I've paid for a hole in the wall for my ashes to go beside my parents - although having done theirs, I know all of mine will not fit :-)
The rest can go where my husband wants, if I go first. If second, then in our local village ceremony with my husband's, which is where hubby wants his left-overs to go - we must GPS this soon so we are clear about that togetherness!
We thought we'd share our own plans. Trish and I are Funeral Celebrants and prepare and conduct around 100 Funeral and / or Memorial Services each year so we are more mindful than some about the need for planning.
Obviously, when a loved one passes on, it is a very stressful time for the family - and having to plan the Funeral at that time only adds to the stress.
We both have already chosen our Funeral Director and Celebrant ( providing he outlasts us ), purchased our plot for the ashes to be placed in ( together - along with our recently cremated dog " Kenny " ), designed and paid for our plaque to go at our final resting place, paid for the Funerals ( in total ), prepared our Photograph Montage to be played during Reflection, chosen and burnt our own music, chosen our own Readings, designed our own Funeral Script, written our own Eulogies ( to be added to as we progress through life ) and put money aside for a damned good Wake.
All our families have to do is collect the folder with all this information in it and pass it to whoever needs it.

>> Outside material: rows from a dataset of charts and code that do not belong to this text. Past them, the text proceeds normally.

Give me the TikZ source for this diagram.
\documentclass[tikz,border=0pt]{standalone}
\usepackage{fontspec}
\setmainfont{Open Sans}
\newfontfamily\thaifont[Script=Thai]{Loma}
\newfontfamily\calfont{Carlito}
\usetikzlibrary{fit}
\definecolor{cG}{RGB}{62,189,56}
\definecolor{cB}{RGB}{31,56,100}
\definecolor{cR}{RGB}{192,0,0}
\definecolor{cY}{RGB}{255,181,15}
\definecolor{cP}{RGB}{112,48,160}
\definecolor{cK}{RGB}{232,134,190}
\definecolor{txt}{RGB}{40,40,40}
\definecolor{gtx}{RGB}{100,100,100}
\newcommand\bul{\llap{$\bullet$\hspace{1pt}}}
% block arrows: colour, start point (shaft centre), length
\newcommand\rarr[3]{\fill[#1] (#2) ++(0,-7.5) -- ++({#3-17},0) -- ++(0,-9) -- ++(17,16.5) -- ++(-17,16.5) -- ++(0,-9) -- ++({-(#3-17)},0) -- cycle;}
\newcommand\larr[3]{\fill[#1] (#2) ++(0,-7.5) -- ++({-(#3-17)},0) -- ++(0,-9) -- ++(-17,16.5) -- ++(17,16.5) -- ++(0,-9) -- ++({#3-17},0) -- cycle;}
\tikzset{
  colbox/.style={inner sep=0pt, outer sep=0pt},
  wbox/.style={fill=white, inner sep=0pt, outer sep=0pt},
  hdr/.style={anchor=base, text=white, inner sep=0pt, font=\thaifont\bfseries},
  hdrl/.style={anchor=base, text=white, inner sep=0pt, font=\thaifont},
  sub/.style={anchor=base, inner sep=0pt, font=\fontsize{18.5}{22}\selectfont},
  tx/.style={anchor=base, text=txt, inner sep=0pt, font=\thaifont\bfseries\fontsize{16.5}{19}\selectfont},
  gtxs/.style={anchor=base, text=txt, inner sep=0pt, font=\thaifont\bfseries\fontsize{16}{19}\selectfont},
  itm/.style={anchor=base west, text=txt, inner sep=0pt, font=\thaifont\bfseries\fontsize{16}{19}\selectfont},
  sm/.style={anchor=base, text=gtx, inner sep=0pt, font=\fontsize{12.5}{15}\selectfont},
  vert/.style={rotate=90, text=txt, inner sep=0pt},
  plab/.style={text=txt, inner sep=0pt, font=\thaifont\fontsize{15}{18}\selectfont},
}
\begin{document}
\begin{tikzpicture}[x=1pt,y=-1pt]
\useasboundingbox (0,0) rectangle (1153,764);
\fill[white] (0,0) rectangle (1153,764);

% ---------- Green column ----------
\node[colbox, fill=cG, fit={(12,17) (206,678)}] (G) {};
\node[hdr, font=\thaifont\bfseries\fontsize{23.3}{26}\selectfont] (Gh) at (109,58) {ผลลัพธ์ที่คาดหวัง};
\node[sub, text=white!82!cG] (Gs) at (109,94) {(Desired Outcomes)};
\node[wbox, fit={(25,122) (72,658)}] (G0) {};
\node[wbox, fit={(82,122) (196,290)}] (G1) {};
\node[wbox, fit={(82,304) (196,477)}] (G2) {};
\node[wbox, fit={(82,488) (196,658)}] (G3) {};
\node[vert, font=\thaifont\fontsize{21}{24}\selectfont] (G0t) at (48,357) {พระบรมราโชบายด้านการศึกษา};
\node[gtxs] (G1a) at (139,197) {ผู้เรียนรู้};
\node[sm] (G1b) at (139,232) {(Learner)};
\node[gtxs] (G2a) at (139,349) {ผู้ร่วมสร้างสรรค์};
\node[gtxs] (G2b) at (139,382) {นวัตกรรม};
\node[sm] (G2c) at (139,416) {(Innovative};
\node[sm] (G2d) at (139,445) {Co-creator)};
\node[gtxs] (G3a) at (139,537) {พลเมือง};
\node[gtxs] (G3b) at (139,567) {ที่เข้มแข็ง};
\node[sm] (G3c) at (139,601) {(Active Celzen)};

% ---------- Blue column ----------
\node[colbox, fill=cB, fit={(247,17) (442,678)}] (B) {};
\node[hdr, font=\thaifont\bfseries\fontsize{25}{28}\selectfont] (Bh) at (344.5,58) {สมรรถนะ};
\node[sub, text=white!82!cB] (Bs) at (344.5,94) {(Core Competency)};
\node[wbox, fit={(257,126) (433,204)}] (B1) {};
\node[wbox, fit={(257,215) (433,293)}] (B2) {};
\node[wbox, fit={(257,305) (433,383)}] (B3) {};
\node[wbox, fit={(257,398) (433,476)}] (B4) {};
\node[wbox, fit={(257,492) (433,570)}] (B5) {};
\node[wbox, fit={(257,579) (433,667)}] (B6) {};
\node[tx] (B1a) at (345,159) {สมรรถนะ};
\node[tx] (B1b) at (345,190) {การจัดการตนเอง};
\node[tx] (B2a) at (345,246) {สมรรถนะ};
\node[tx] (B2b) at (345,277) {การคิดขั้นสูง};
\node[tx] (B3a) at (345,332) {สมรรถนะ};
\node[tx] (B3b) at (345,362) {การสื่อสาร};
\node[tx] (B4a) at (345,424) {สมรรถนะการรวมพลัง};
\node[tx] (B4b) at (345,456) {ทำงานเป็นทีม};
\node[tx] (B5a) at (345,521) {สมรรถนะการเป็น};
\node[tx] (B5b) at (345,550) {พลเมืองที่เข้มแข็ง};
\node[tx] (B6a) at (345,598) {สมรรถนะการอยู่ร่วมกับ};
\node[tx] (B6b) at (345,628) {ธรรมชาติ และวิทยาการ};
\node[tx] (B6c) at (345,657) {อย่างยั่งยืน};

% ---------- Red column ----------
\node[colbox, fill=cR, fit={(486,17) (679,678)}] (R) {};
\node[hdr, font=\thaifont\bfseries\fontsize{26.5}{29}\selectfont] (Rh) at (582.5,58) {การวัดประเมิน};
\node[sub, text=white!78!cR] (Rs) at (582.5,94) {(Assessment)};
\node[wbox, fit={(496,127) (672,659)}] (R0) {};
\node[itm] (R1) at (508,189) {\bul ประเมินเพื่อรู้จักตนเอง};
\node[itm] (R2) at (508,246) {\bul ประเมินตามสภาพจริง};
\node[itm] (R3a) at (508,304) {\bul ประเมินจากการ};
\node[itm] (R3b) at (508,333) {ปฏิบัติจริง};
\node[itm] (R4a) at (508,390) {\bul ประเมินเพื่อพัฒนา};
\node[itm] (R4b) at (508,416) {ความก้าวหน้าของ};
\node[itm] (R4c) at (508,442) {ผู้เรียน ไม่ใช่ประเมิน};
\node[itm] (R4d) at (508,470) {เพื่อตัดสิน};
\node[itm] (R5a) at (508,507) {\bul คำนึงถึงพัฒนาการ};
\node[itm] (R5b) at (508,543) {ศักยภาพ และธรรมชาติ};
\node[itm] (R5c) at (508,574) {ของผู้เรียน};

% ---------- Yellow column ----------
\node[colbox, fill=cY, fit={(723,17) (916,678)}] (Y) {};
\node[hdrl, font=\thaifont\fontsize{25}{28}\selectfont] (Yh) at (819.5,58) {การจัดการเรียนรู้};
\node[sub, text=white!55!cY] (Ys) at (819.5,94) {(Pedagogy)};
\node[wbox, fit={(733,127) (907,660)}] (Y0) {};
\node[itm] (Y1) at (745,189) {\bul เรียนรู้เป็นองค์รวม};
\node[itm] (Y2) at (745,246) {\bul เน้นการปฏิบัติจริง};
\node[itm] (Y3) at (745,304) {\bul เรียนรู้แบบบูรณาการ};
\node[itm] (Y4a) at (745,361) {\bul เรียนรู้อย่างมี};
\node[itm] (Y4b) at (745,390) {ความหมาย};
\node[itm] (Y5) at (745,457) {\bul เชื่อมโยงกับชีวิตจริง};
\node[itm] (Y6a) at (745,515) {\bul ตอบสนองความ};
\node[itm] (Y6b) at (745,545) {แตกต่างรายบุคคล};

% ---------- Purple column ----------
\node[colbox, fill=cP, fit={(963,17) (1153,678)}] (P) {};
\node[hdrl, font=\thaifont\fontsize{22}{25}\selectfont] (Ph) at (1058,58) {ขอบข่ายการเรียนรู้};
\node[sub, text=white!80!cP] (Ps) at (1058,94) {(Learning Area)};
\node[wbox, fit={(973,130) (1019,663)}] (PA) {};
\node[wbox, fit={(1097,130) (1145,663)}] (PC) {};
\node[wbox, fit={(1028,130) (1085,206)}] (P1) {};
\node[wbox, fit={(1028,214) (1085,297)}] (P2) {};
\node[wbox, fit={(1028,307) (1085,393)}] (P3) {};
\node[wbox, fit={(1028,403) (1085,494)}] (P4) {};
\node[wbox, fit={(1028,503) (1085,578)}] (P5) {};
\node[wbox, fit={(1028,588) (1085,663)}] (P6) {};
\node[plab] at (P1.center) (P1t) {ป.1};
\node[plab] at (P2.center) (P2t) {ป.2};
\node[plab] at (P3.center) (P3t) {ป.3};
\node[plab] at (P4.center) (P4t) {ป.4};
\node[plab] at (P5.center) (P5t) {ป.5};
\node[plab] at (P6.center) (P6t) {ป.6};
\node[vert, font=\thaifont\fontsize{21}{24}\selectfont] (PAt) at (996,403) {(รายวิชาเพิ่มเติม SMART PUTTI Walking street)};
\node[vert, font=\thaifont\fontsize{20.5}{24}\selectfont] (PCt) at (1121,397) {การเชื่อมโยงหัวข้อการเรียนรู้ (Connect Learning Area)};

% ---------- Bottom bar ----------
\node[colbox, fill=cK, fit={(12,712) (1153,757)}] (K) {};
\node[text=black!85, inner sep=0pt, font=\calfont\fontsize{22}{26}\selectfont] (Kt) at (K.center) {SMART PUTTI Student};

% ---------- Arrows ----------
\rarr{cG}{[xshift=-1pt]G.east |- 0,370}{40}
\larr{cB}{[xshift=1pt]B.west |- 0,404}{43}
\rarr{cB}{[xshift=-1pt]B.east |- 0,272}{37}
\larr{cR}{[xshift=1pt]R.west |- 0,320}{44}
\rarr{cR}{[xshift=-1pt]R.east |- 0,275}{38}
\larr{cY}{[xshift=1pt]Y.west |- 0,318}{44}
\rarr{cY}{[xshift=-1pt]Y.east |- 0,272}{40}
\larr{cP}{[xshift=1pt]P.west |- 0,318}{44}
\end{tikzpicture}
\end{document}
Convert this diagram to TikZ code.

That way - the stress is reduced for them, there is no financial burden, they can embrace the day and celebrate our lives.
We have suggested this process to a number of our friends and they have taken up the idea.
Peter Grant Brisbane Civil Marriage & Funeral Celebrant
Death and dying has been a taboo subject for too long. We owe it to our families and ourselves to speak about it openly and make our wishes known.
Anna Wong Melbourne Civil Marriage Celebrant
No. In fact there are no laws to say one has to have a ceremony at all. However a ceremony is important for the grieving family and friends. The tradition of quick funerals was because of the lack of refrigeration. Ask the funeral company about the cost of having more time, which can be offset by having a less expensive coffin
Peter Grant Brisbane Civil Marriage & Funeral Celebrant
CCN has an article here that touches on this topic. Called a fresh look at funerals and memorials.
We also touch on DIY funerals in this little powerpoint:
It might seem weird nominating a day to talk about death but it is a good way to get the conversation going. How many people are going to tell their family and friends that it is D2KDay today?